Er kritisiert, dass schon Ökostromprojekte mittlerer Größe (PV-Anlagen ab 750 kWp) seit der letzten EEG-Novelle in Ausschreibungen um Fördermittel gezwungen werden. Kleine und Kleinstanlagen werden hingegen durch Netzbetreibergebühren ausgebremst. "Avacon berechnet für kleine PV-Anlagen, selbst bei 1 kWp für geringe 2 kWh Netzstrom, eine Gebühr von über 100 €. Ratet mal, wo da der kleine Gewinn dieser Anlage bleibt, der rund 15 Jahre zum Reinvest der Aufbaukosten gedacht war?"

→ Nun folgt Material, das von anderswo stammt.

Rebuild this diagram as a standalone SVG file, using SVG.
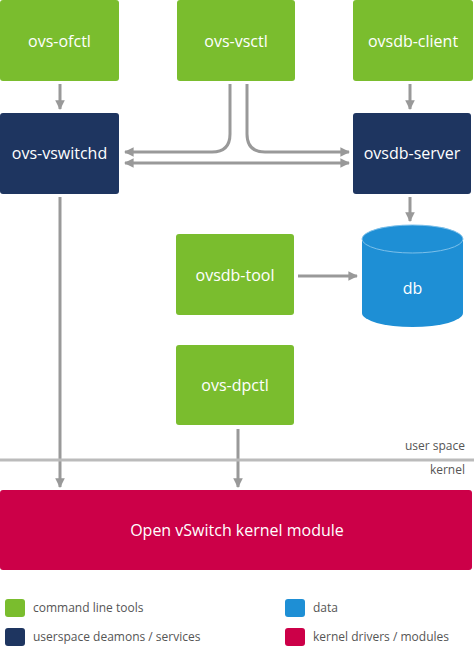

In die anschließende Grünfutter-Diskussion bringt sich auch Steffen Föllner, Windparkplaner vom Bauernverband Nordostniedersachsen ein. Er fordert, dass die "Energiewende eine Bürger- und Mittelstandsenergiewende bleiben muss." Das sehen die Frühstücksgäste (und die GastgeberInnen :-) genauso.
Die Ausstellung kann noch bis zum 12. April immer Dienstags zwischen 8 und 13 Uhr und Donnerstags zwischen 12:30 und 17:30 im Freya-Scholing-Haus (Neue Sülze 4, Lüneburg) besichtigt werden.
Korrektur: In einer früheren Version des Artikels hatte es geheißen, der Verein SunON betreibe Bürgersolaranlagen. Das machen allerdings nur die Zukunftsgenossen. SunOn berät und unterstützt künftige Betreiber konzeptionell. Wir bitten, den Fehler zu entschuldigen. Ergänzt wurde außerdem die Grafik "Zubau von Solaranlagen..." Kleinere Fehler wurden korrigiert.